In exiled Spanish artist Fernando Arrabal’s Viva la Muerte, Mahdi Chaouch’s role belongs to that special genre of performance: the one-off child actor who delivers a flawless turn in a shockingly raw film before disappearing to cinema history, leaving audiences to wonder where they came from, what might have been, and whether the psychic lesions it appears they would have sustained ever healed.
Made in Tunisia with a largely French and Tunisian cast and crew, Viva la Muerte is apparently set at the end of the Spanish Civil War and features Chaouch as Fando, a boy whose leftist father, like Arrabal’s own, has been betrayed by his mother and supposedly executed by the authorities.

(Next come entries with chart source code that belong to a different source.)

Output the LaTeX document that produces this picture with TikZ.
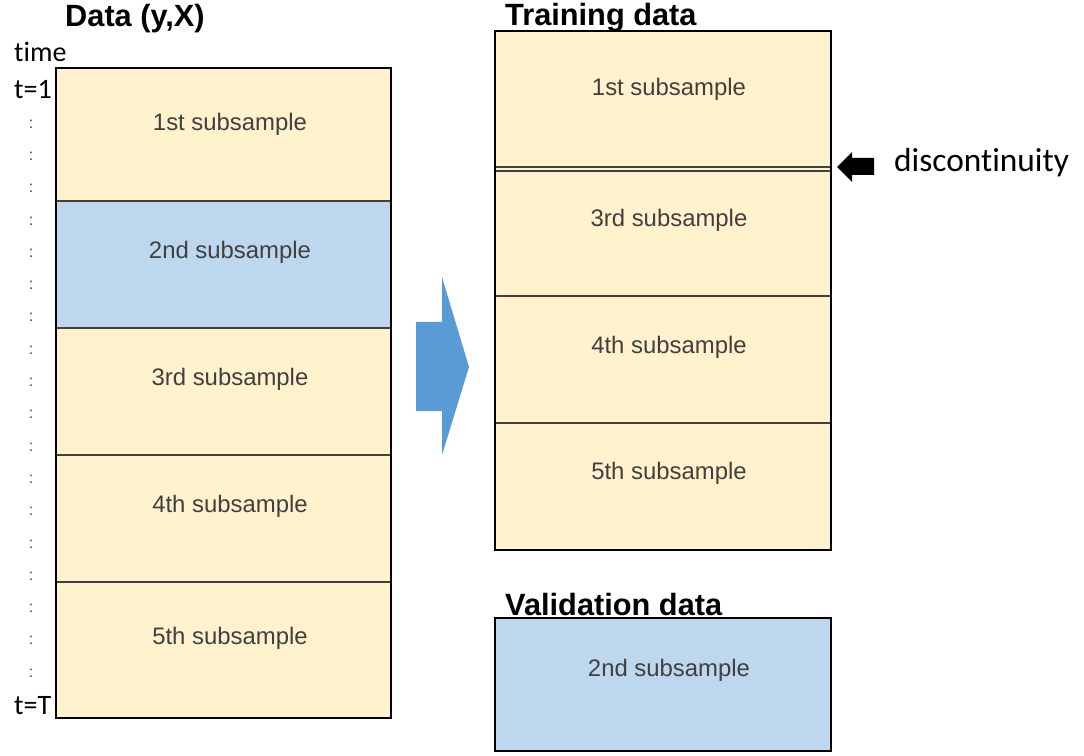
\documentclass[tikz,border=0pt]{standalone}
\usepackage{fontspec}
\setmainfont{Liberation Sans}
\newfontfamily\calibri[Ligatures=NoCommon]{Carlito}

\definecolor{cream}{HTML}{FFF2CC}
\definecolor{paleblue}{HTML}{BDD7EE}
\definecolor{arrowblue}{HTML}{5B9BD5}
\definecolor{textgray}{HTML}{404040}

\tikzset{
  sub/.style={text=textgray, font=\fontsize{13.6}{16}\selectfont},
  title/.style={anchor=west, font=\fontsize{17.5}{20}\selectfont\bfseries},
  tlabel/.style={anchor=west, font=\calibri\fontsize{16}{19}\selectfont},
  frame/.style={draw=black, line width=1.2pt},
  divider/.style={draw=black!75, line width=0.6pt},
}

\begin{document}
\begin{tikzpicture}[x=0.02cm,y=-0.02cm]
\useasboundingbox (0,0) rectangle (1084,756);

% full sample, split in time order
\fill[cream] (56,68) rectangle (391,718);
\fill[paleblue] (56,201) rectangle (391,328);
\foreach \y in {201,328,455,582} \draw[divider] (56,\y) -- (391,\y);
\draw[frame] (56,68) rectangle (391,718);

\node [title] (D) at (59,19) {Data (y,X)};
\node [tlabel] (time) at (8,52) {time};
\node [tlabel] (t1) at (8,90) {t=1};
\node [tlabel] (tT) at (8,706) {t=T};
\foreach \i in {0,...,17}
  \node [text=black!75, font=\fontsize{9}{10}\selectfont] (dot\i) at (31,{124+\i*32.3}) {:};

\node [sub] (L1) at (230,124) {1st subsample};
\node [sub] (L2) at (230,252) {2nd subsample};
\node [sub] (L3) at (230,379) {3rd subsample};
\node [sub] (L4) at (230,506) {4th subsample};
\node [sub] (L5) at (230,638) {5th subsample};

% arrow
\fill[arrowblue] (416,322) -- (442,322) -- (442,277) -- (469,367)
  -- (442,455) -- (442,411) -- (416,411) -- cycle;

% training data
\fill[cream] (495,31) rectangle (831,550);
\foreach \y in {167,171,296,423} \draw[divider] (495,\y) -- (831,\y);
\draw[frame] (495,31) rectangle (831,550);

\node [title] (T) at (499,18) {Training data};
\node [sub] (R1) at (669,89) {1st subsample};
\node [sub] (R3) at (669,220) {3rd subsample};
\node [sub] (R4) at (669,347) {4th subsample};
\node [sub] (R5) at (669,473) {5th subsample};

\fill (837,167) -- (852,152) -- (852,158) -- (874,158) -- (874,175)
  -- (852,175) -- (852,182) -- cycle;
\node [anchor=west, font=\calibri\fontsize{19}{22}\selectfont] (gap) at (888,163) {discontinuity};

% validation data
\fill[paleblue] (495,618) rectangle (831,751);
\draw[frame] (495,618) rectangle (831,751);

\node [title] (V) at (499,605) {Validation data};
\node [sub] (V2) at (669,670) {2nd subsample};

\end{tikzpicture}
\end{document}
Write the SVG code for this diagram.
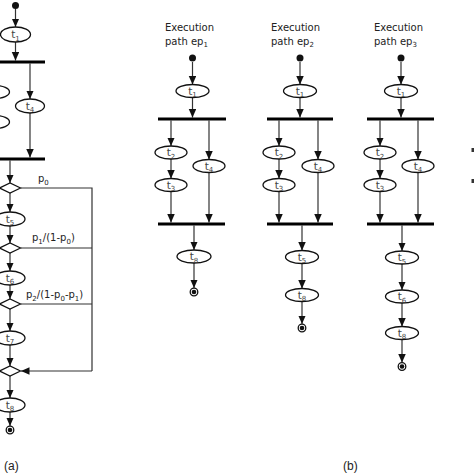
<svg xmlns="http://www.w3.org/2000/svg" width="474" height="474" viewBox="0 0 474 474">
<defs>
<marker id="ah" markerUnits="userSpaceOnUse" markerWidth="9" markerHeight="8" refX="8.5" refY="3.75" orient="auto">
<path d="M0,0 L8.5,3.75 L0,7.5 z" fill="#111"/>
</marker>
</defs>
<style>
.e{fill:#fff;stroke:#111;stroke-width:1.3}
.c{stroke:#333;stroke-width:1.2;fill:none}
.a{stroke:#333;stroke-width:1.2;fill:none;marker-end:url(#ah)}
.bar{stroke:#000;stroke-width:3.2}
.d{fill:#fff;stroke:#111;stroke-width:1.2}
.lt{font-family:"DejaVu Sans",sans-serif;font-size:10.5px;fill:#444;text-anchor:middle}
.sub{font-size:7px}
.tx{font-family:"DejaVu Sans",sans-serif;font-size:10px;fill:#222}
.cap{font-family:"Liberation Sans",Arial,sans-serif;font-size:12px;fill:#222}
.dot{fill:#111}
.endo{fill:#fff;stroke:#111;stroke-width:1.3}
</style>
<rect width="474" height="474" fill="#fff"/>

<g id="connectors">
<line class="a" x1="15.5" y1="9" x2="15.5" y2="27"/>
<line class="a" x1="15.5" y1="42" x2="15.5" y2="60.5"/>
<line class="a" x1="30" y1="63.5" x2="30" y2="99"/>
<line class="a" x1="-5" y1="63.5" x2="-5" y2="85.5"/>
<line class="a" x1="-5" y1="98.5" x2="-5" y2="115.5"/>
<line class="a" x1="30" y1="113" x2="30" y2="157.5"/>
<line class="a" x1="-5" y1="128.5" x2="-5" y2="157.5"/>
<line class="a" x1="10" y1="160.5" x2="10" y2="183"/>
<line class="a" x1="10" y1="193" x2="10" y2="212"/>
<line class="a" x1="10" y1="226" x2="10" y2="243"/>
<line class="a" x1="10" y1="253" x2="10" y2="271"/>
<line class="a" x1="10" y1="285" x2="10" y2="299"/>
<line class="a" x1="10" y1="309" x2="10" y2="331"/>
<line class="a" x1="10" y1="345" x2="10" y2="366"/>
<line class="a" x1="10" y1="376" x2="10" y2="398"/>
<line class="a" x1="10" y1="412" x2="10" y2="426"/>
<polyline class="c" points="20.5,188 92,188 92,371"/>
<line class="c" x1="20.5" y1="248" x2="92" y2="248"/>
<line class="c" x1="20.5" y1="304" x2="92" y2="304"/>
<line class="a" x1="92" y1="371" x2="21" y2="371"/>

<line class="a" x1="192.5" y1="62" x2="192.5" y2="84.5"/>
<line class="a" x1="192.5" y1="97.5" x2="192.5" y2="117.5"/>
<line class="a" x1="171" y1="120.5" x2="171" y2="146"/>
<line class="a" x1="209" y1="120.5" x2="209" y2="159.5"/>
<line class="a" x1="171" y1="159" x2="171" y2="178.5"/>
<line class="a" x1="171" y1="191.5" x2="171" y2="222.5"/>
<line class="a" x1="209" y1="172.5" x2="209" y2="222.5"/>
<line class="a" x1="194" y1="225.5" x2="194" y2="250"/>
<line class="a" x1="194" y1="263" x2="194" y2="288"/>

<line class="a" x1="300" y1="62" x2="300" y2="84.5"/>
<line class="a" x1="300" y1="97.5" x2="300" y2="117.5"/>
<line class="a" x1="279" y1="120.5" x2="279" y2="146"/>
<line class="a" x1="318" y1="120.5" x2="318" y2="159.5"/>
<line class="a" x1="279" y1="159" x2="279" y2="178.5"/>
<line class="a" x1="279" y1="191.5" x2="279" y2="222.5"/>
<line class="a" x1="318" y1="172.5" x2="318" y2="222.5"/>
<line class="a" x1="302" y1="225.5" x2="302" y2="250.5"/>
<line class="a" x1="302" y1="263.5" x2="302" y2="288.5"/>
<line class="a" x1="302" y1="301.5" x2="302" y2="324"/>

<line class="a" x1="401" y1="62" x2="401" y2="84.5"/>
<line class="a" x1="401" y1="97.5" x2="401" y2="117.5"/>
<line class="a" x1="380" y1="120.5" x2="380" y2="146"/>
<line class="a" x1="418" y1="120.5" x2="418" y2="159.5"/>
<line class="a" x1="380" y1="159" x2="380" y2="178.5"/>
<line class="a" x1="380" y1="191.5" x2="380" y2="222.5"/>
<line class="a" x1="418" y1="172.5" x2="418" y2="222.5"/>
<line class="a" x1="402" y1="225.5" x2="402" y2="251"/>
<line class="a" x1="402" y1="264" x2="402" y2="290"/>
<line class="a" x1="402" y1="303" x2="402" y2="326.5"/>
<line class="a" x1="402" y1="339.5" x2="402" y2="362.5"/>
</g>

<g id="a-start"><circle class="dot" cx="15.5" cy="5.5" r="3.5"/></g>
<g id="a-t1"><ellipse class="e" cx="15.5" cy="34.5" rx="15" ry="7.5"/><text class="lt" x="15.5" y="38">t<tspan class="sub" dy="2.5">1</tspan></text></g>
<g id="a-bar1"><line class="bar" x1="-30" y1="62" x2="45" y2="62"/></g>
<g id="a-t2"><ellipse class="e" cx="-5" cy="92" rx="14.5" ry="6.5"/></g>
<g id="a-t3"><ellipse class="e" cx="-5" cy="122" rx="14.5" ry="6.5"/></g>
<g id="a-t4"><ellipse class="e" cx="30" cy="106" rx="14.5" ry="7"/><text class="lt" x="30" y="109.5">t<tspan class="sub" dy="2.5">4</tspan></text></g>
<g id="a-bar2"><line class="bar" x1="-30" y1="159" x2="45" y2="159"/></g>
<g id="a-dec1"><polygon class="d" points="-0.5,188 10,183 20.5,188 10,193"/><text class="tx" x="38" y="182">p<tspan class="sub" dy="2.5">0</tspan></text></g>
<g id="a-t5"><ellipse class="e" cx="10" cy="219" rx="15" ry="7"/><text class="lt" x="10" y="222.5">t<tspan class="sub" dy="2.5">5</tspan></text></g>
<g id="a-dec2"><polygon class="d" points="-0.5,248 10,243 20.5,248 10,253"/><text class="tx" x="32" y="241">p<tspan class="sub" dy="2.5">1</tspan><tspan dy="-2.5">/(1-p</tspan><tspan class="sub" dy="2.5">0</tspan><tspan dy="-2.5">)</tspan></text></g>
<g id="a-t6"><ellipse class="e" cx="10" cy="278" rx="15" ry="7"/><text class="lt" x="10" y="281.5">t<tspan class="sub" dy="2.5">6</tspan></text></g>
<g id="a-dec3"><polygon class="d" points="-0.5,304 10,299 20.5,304 10,309"/><text class="tx" x="26" y="298">p<tspan class="sub" dy="2.5">2</tspan><tspan dy="-2.5">/(1-p</tspan><tspan class="sub" dy="2.5">0</tspan><tspan dy="-2.5">-p</tspan><tspan class="sub" dy="2.5">1</tspan><tspan dy="-2.5">)</tspan></text></g>
<g id="a-t7"><ellipse class="e" cx="10" cy="338" rx="15" ry="7"/><text class="lt" x="10" y="341.5">t<tspan class="sub" dy="2.5">7</tspan></text></g>
<g id="a-merge"><polygon class="d" points="-0.5,371 10,366 20.5,371 10,376"/></g>
<g id="a-t8"><ellipse class="e" cx="10" cy="405" rx="15" ry="7"/><text class="lt" x="10" y="408.5">t<tspan class="sub" dy="2.5">8</tspan></text></g>
<g id="a-end"><circle class="endo" cx="10" cy="430" r="3.8"/><circle class="dot" cx="10" cy="430" r="2.3"/></g>
<text class="cap" x="4" y="470">(a)</text>

<g id="ep1-title"><text class="tx" x="165" y="31">Execution</text><text class="tx" x="165" y="44.5">path ep<tspan class="sub" dy="2.5">1</tspan></text></g>
<g id="ep1-start"><circle class="dot" cx="192.5" cy="58" r="3.5"/></g>
<g id="ep1-t1"><ellipse class="e" cx="192.5" cy="91" rx="16.5" ry="6.5"/><text class="lt" x="192.5" y="94.5">t<tspan class="sub" dy="2.5">1</tspan></text></g>
<g id="ep1-bar1"><line class="bar" x1="158" y1="119" x2="226" y2="119"/></g>
<g id="ep1-t2"><ellipse class="e" cx="171" cy="152.5" rx="16" ry="6.5"/><text class="lt" x="171" y="156">t<tspan class="sub" dy="2.5">2</tspan></text></g>
<g id="ep1-t3"><ellipse class="e" cx="171" cy="185" rx="16" ry="6.5"/><text class="lt" x="171" y="188.5">t<tspan class="sub" dy="2.5">3</tspan></text></g>
<g id="ep1-t4"><ellipse class="e" cx="209" cy="166" rx="16" ry="6.5"/><text class="lt" x="209" y="169.5">t<tspan class="sub" dy="2.5">4</tspan></text></g>
<g id="ep1-bar2"><line class="bar" x1="158" y1="224" x2="225" y2="224"/></g>
<g id="ep1-t8"><ellipse class="e" cx="194" cy="256.5" rx="17" ry="6.5"/><text class="lt" x="194" y="260">t<tspan class="sub" dy="2.5">8</tspan></text></g>
<g id="ep1-end"><circle class="endo" cx="194" cy="292" r="3.8"/><circle class="dot" cx="194" cy="292" r="2.3"/></g>

<g id="ep2-title"><text class="tx" x="271" y="31">Execution</text><text class="tx" x="271" y="44.5">path ep<tspan class="sub" dy="2.5">2</tspan></text></g>
<g id="ep2-start"><circle class="dot" cx="300" cy="58" r="3.5"/></g>
<g id="ep2-t1"><ellipse class="e" cx="300" cy="91" rx="16.5" ry="6.5"/><text class="lt" x="300" y="94.5">t<tspan class="sub" dy="2.5">1</tspan></text></g>
<g id="ep2-bar1"><line class="bar" x1="267" y1="119" x2="333" y2="119"/></g>
<g id="ep2-t2"><ellipse class="e" cx="279" cy="152.5" rx="16" ry="6.5"/><text class="lt" x="279" y="156">t<tspan class="sub" dy="2.5">2</tspan></text></g>
<g id="ep2-t3"><ellipse class="e" cx="279" cy="185" rx="16" ry="6.5"/><text class="lt" x="279" y="188.5">t<tspan class="sub" dy="2.5">3</tspan></text></g>
<g id="ep2-t4"><ellipse class="e" cx="318" cy="166" rx="16" ry="6.5"/><text class="lt" x="318" y="169.5">t<tspan class="sub" dy="2.5">4</tspan></text></g>
<g id="ep2-bar2"><line class="bar" x1="267" y1="224" x2="333" y2="224"/></g>
<g id="ep2-t5"><ellipse class="e" cx="302" cy="257" rx="16.5" ry="6.5"/><text class="lt" x="302" y="260.5">t<tspan class="sub" dy="2.5">5</tspan></text></g>
<g id="ep2-t8"><ellipse class="e" cx="302" cy="295" rx="16.5" ry="6.5"/><text class="lt" x="302" y="298.5">t<tspan class="sub" dy="2.5">8</tspan></text></g>
<g id="ep2-end"><circle class="endo" cx="302" cy="328" r="3.8"/><circle class="dot" cx="302" cy="328" r="2.3"/></g>

<g id="ep3-title"><text class="tx" x="374" y="31">Execution</text><text class="tx" x="374" y="44.5">path ep<tspan class="sub" dy="2.5">3</tspan></text></g>
<g id="ep3-start"><circle class="dot" cx="401" cy="58" r="3.5"/></g>
<g id="ep3-t1"><ellipse class="e" cx="401" cy="91" rx="16.5" ry="6.5"/><text class="lt" x="401" y="94.5">t<tspan class="sub" dy="2.5">1</tspan></text></g>
<g id="ep3-bar1"><line class="bar" x1="367" y1="119" x2="434" y2="119"/></g>
<g id="ep3-t2"><ellipse class="e" cx="380" cy="152.5" rx="16" ry="6.5"/><text class="lt" x="380" y="156">t<tspan class="sub" dy="2.5">2</tspan></text></g>
<g id="ep3-t3"><ellipse class="e" cx="380" cy="185" rx="16" ry="6.5"/><text class="lt" x="380" y="188.5">t<tspan class="sub" dy="2.5">3</tspan></text></g>
<g id="ep3-t4"><ellipse class="e" cx="418" cy="166" rx="16" ry="6.5"/><text class="lt" x="418" y="169.5">t<tspan class="sub" dy="2.5">4</tspan></text></g>
<g id="ep3-bar2"><line class="bar" x1="367" y1="224" x2="434" y2="224"/></g>
<g id="ep3-t5"><ellipse class="e" cx="402" cy="257.5" rx="16.5" ry="6.5"/><text class="lt" x="402" y="261">t<tspan class="sub" dy="2.5">5</tspan></text></g>
<g id="ep3-t6"><ellipse class="e" cx="402" cy="296.5" rx="16.5" ry="6.5"/><text class="lt" x="402" y="300">t<tspan class="sub" dy="2.5">6</tspan></text></g>
<g id="ep3-t8"><ellipse class="e" cx="402" cy="333" rx="16.5" ry="6.5"/><text class="lt" x="402" y="336.5">t<tspan class="sub" dy="2.5">8</tspan></text></g>
<g id="ep3-end"><circle class="endo" cx="402" cy="366.5" r="3.8"/><circle class="dot" cx="402" cy="366.5" r="2.3"/></g>

<text class="cap" x="343" y="470">(b)</text>

<rect x="471.5" y="148" width="2.5" height="4" fill="#333"/>
<rect x="471.5" y="179" width="2.5" height="4" fill="#333"/>
</svg>
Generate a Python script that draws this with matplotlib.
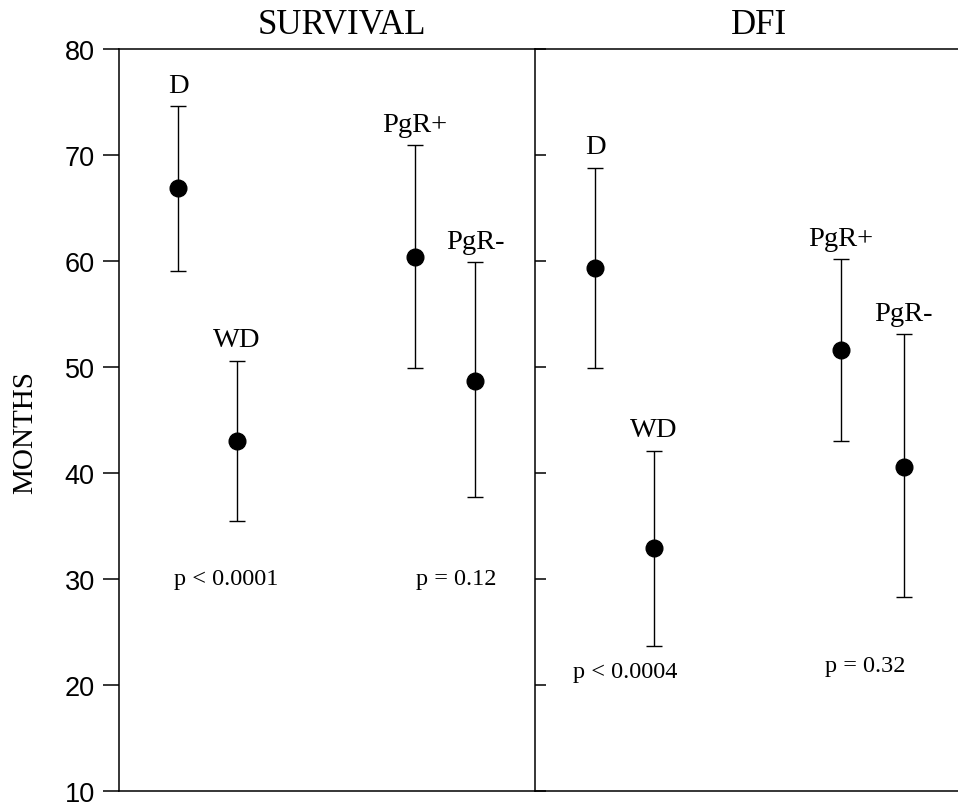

The film is largely concerned with Fando’s coming-of-age, sexual awakening, and filial loyalties—and yet it’s implicitly, as Amos Vogel identifies in one of the most passionate capsules in Film as a Subversive Art, about “revolutionary purification and liberation … a paroxysm of anguish, a scream for liberty, and probably one of the most ferocious, violent films ever made.”
Alongside fellow multi-hyphenates Alejandro Jodorowsky and Roland Topor (who provides the opening credit illustrations), Arrabal was co-founder of the Panic Movement, a Paris-based collective who were effectively the shock jocks of surrealism—a less steely, if equally sticky, counterpart to Viennese Actionism engaged in Happenings, poetry, illustration, literature, and film whose recurring motifs include sacrilegious imagery, pop culture subversion, and all manner of bodily fluids drawn from man and beast. These concerns manifest themselves in Viva la Muerte when the young protagonist’s subconscious is triggered, and the film slides into fantasy sequences rendered through processed, shifting monochromatic video imagery. These absurd and disturbing episodes include Young Fando imagining his father being buried to his neck in sand as a cavalcade of horses stomp his head; a series of incestuous encounters with his mother and aunt; his mother defecating on his father’s head; and the sexual violation and execution of poet Federico García Lorca.
Otherwise, Viva la Muerte embodies a vaguely neorealist tenor with suggestions of the absurd at the fringes, producing an uncertain quality in which the film destabilizes its own clear visual stratification between its protagonist’s interior world and objective reality. It’s one of the most effective portraits of how fascism corrupts the soul and the body starting at youth—and as much as it reflects a specific time frame, government, and personal history, it’s clearly meant to transcend its moment as a formally radical and ultimately humanist rallying cry against oppression.